What Is Expected Value?
Expected value (EV) is a mathematical calculation that combines the probabilities of different outcomes with their respective payoffs. It provides a single number that summarizes the overall expected result of a decision or a gamble.
How to Calculate Expected Value
The formula for expected value is straightforward:
Expected Value (EV) = Σ (Probability of outcome × Payoff of outcome)
Where Σ indicates the sum of all possible outcomes. Each outcome’s probability is multiplied by its payoff, and the results are added together.
Example of Expected Value
Suppose you are considering a game where you can win $100 with a probability of 0.2, or lose $50 with a probability of 0.8. The expected value is calculated as:
EV = (0.2 × $100) + (0.8 × -$50) = $20 – $40 = -$20
This means that, on average, you expect to lose $20 per game if you play multiple times.

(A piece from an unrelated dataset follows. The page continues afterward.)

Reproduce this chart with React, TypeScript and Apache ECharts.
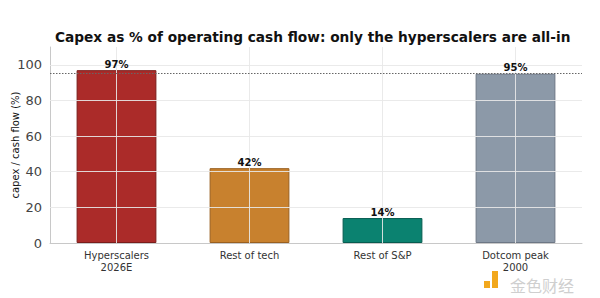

Importance of Expected Value
Expected value helps in making informed decisions by quantifying the potential benefits and risks. It is widely used in areas such as:
- Gambling and gaming strategies
- Investment decisions
- Insurance policies
- Business planning
Limitations of Expected Value
While expected value is a useful tool, it has limitations. It assumes that outcomes are independent and that probabilities are known accurately. It also does not account for individual risk preferences or the variability of outcomes.
Conclusion
Understanding expected value is essential for making rational decisions in uncertain situations. By quantifying potential gains and losses, it provides a clear framework for evaluating risks and rewards across various fields.